Substituting the value of $$f$$ calculated in the previous step:
$$T = \frac{1}{1.50 \mathrm{Hz}}$$
$$T = \frac{1}{3/2} \mathrm{s}$$
$$T = \frac{2}{3} \mathrm{s}$$
As a decimal, $$T \approx 0.667 \mathrm{s}$$.

Question1.step7 (Calculating the position at $$t=0.250 \mathrm{s}$$ (part d))

To find the position of the particle at $$t=0.250 \mathrm{s}$$, we substitute this time value into the given position equation:
$$x=(4.00 \mathrm{m}) \cos (3.00 \pi t+\pi)$$
Substitute $$t=0.250 \mathrm{s}$$:
$$x(0.250 \mathrm{s}) = (4.00 \mathrm{m}) \cos (3.00 \pi (0.250) + \pi)$$
First, calculate the argument of the cosine function:
$$3.00 \pi \times 0.250 = 0.750 \pi$$
So the argument becomes $$0.750 \pi + \pi = 1.750 \pi$$.
Now, evaluate the cosine of this value. We can write $$1.750 \pi$$ as $$\frac{7}{4}\pi$$.
We know that the cosine function has a period of $$2\pi$$. So, $$\cos \left(\frac{7\pi}{4}\right) = \cos \left(2\pi - \frac{\pi}{4}\right)$$.

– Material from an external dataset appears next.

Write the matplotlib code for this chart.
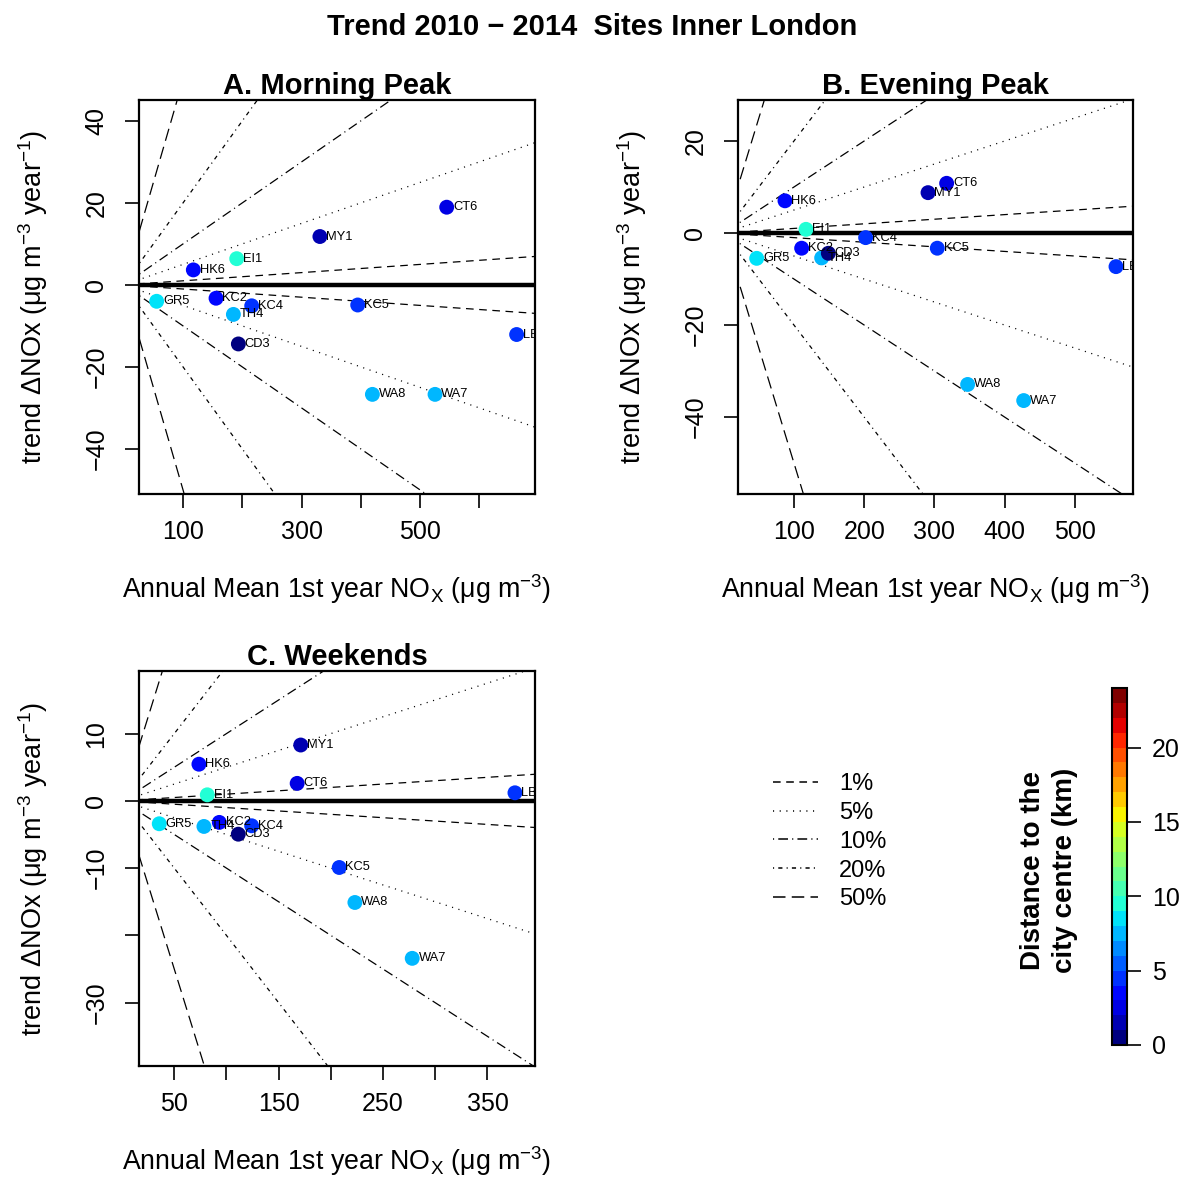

Since $$\cos(2\pi - \theta) = \cos(\theta)$$, we have $$\cos \left(2\pi - \frac{\pi}{4}\right) = \cos \left(\frac{\pi}{4}\right)$$.
The value of $$\cos \left(\frac{\pi}{4}\right)$$ is $$\frac{\sqrt{2}}{2}$$.
Substitute this value back into the position equation:
$$x(0.250 \mathrm{s}) = (4.00 \mathrm{m}) \times \frac{\sqrt{2}}{2}$$
$$x(0.250 \mathrm{s}) = 2.00 \sqrt{2} \mathrm{m}$$
Numerically, using $$\sqrt{2} \approx 1.41421356$$,
$$x(0.250 \mathrm{s}) \approx 2.00 \times 1.41421356 \mathrm{m}$$
$$x(0.250 \mathrm{s}) \approx 2.828 \mathrm{m}$$.